En una palabra, nos vemos elevados por encima del mundo, de sus

errores, de sus atractivos y de sus temores. ¿En qué

consistirá, pues, la libertad, si esto no es ser libre?»

Hácenos también libres con respecto a Dios mismo.

«Quiero decir -añade el mismo autor- que sea cual fuere la

conducta que Dios observe para con estas almas, sea que las

pruebe o que las consuele, que se acerque a ellas o que

parezca alejarse», puede El permitirse todo, nada las turba,

nada las desanima. «Su libertad para con Dios consiste en

que, queriendo todo lo que Dios quiere, sin inclinarse

-voluntariamente- ni de uno ni de otro lado, sin detenerse a

considerar sus propios intereses, han consentido de antemano

en todo cuanto les acontezca, han confundido su elección con

la de Dios, han aceptado libremente todo lo que les viene de

su parte.»

Hácenos, en fin, libres con respecto a nosotros mismos,

hasta en las cosas de piedad. El Santo Abandono, en efecto,

nos establece en una total indiferencia para todo lo que no es

el divino beneplácito. Desde este momento, dice San

Francisco de Sales, «con tal que se haga la voluntad de Dios,

de nada más se cuida el espíritu», y el corazón llega a ser

libre. «No se aficiona a las consolaciones, mas recibe las

aflicciones con toda la dulzura que la carne puede permitirle.

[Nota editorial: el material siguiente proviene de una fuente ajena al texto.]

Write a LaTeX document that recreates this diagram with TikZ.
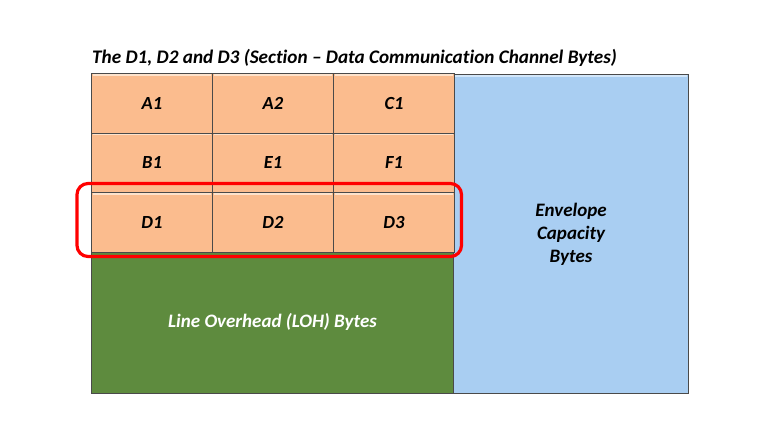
\documentclass[tikz,border=0pt]{standalone}
\usepackage{fontspec}
\setmainfont[Ligatures=NoCommon]{Carlito}
\definecolor{peach}{HTML}{FBBC8E}
\definecolor{peachlight}{HTML}{FEE3CC}
\definecolor{cellline}{HTML}{4A4A4A}
\definecolor{lohgreen}{HTML}{5E8B3E}
\definecolor{lohlight}{HTML}{8DB86A}
\definecolor{envblue}{HTML}{A9CEF2}
\definecolor{envlight}{HTML}{D3E7FA}
\begin{document}
\begin{tikzpicture}[x=1pt,y=-1pt,
  cell/.style={draw=cellline, line width=1pt, fill=peach, minimum width=121pt, minimum height=59.5pt, inner sep=0pt, anchor=north west, font=\fontsize{18.5}{22}\selectfont\bfseries\itshape},
  bigbox/.style={draw=cellline, line width=1.1pt, inner sep=0pt, anchor=north west, font=\fontsize{19}{23}\selectfont\bfseries\itshape, align=center}
]
\useasboundingbox (0,0) rectangle (768,432);
% title
\node[anchor=base west, inner sep=0pt, font=\fontsize{19.2}{22}\selectfont\bfseries\itshape] (title) at (92,63) {The D1, D2 and D3 (Section -- Data Communication Channel Bytes)};
% envelope
\node[bigbox, fill=envblue, minimum width=235pt, minimum height=319pt] (env) at (453,74) {Envelope\\Capacity\\Bytes};
\draw[envlight, line width=1.2pt] ([xshift=2pt,yshift=-2pt]env.north west) -- ([xshift=-2pt,yshift=-2pt]env.north east);
% LOH
\node[bigbox, fill=lohgreen, text=white, minimum width=362pt, minimum height=143pt] (loh) at (91,250) {Line Overhead (LOH) Bytes};
\draw[lohlight, line width=1.5pt] ([xshift=2pt,yshift=-2.5pt]loh.north west) -- ([xshift=-2pt,yshift=-2.5pt]loh.north east);
% cells
\node[cell] (a1) at (91,73) {A1};
\node[cell] (a2) at (212,73) {A2};
\node[cell] (c1) at (333,73) {C1};
\node[cell] (b1) at (91,132.5) {B1};
\node[cell] (e1) at (212,132.5) {E1};
\node[cell] (f1) at (333,132.5) {F1};
\node[cell] (d1) at (91,192) {D1};
\node[cell] (d2) at (212,192) {D2};
\node[cell] (d3) at (333,192) {D3};
\foreach \c in {a1,a2,c1,b1,e1,f1,d1,d2,d3}{
  \draw[peachlight, line width=1.2pt] ([xshift=2pt,yshift=-2pt]\c.north west) -- ([xshift=-2pt,yshift=-2pt]\c.north east);
}
% highlight frame
\draw[red, line width=3.2pt, rounded corners=11pt] (77,183.5) rectangle (461.5,256.5);
\end{tikzpicture}
\end{document}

No digo que no ame y desee las consolaciones, sino que no

aficiona su corazón a ellas. En manera alguna pone su afecto

en los ejercicios espirituales, de suerte que, si por enfermedad

u otro accidente se le impiden, no se disgusta por ello.


Tampoco digo que no los ame, sino que no se apega a ellos.»

Jamás los omite, a menos de no convencerse de que es tal la

voluntad de Dios; mas los deja con entera libertad tan pronto

como el querer divino se manifiesta por la necesidad, la

caridad o la obediencia. De idéntica manera no se irrita contra

el importuno que le incomoda, interrumpiéndole, por ejemplo,

su meditación, pues no desea sino servir a Dios, y «lo mismo

le da hacerlo meditando que soportando al prójimo, y soportar

a éste es lo que Dios exige de él en el momento presente». No

le impacientan las cosas que van contra sus inclinaciones,

pues en manera alguna se deja arrastrar de ellas, sólo desea

cumplir la voluntad divina. 

La práctica del Santo Abandono le ha procurado, pues, la dichosa

 «libertad de los hijos amados, es decir, un total desasimiento de su

 corazón para seguir la voluntad de Dios conocida».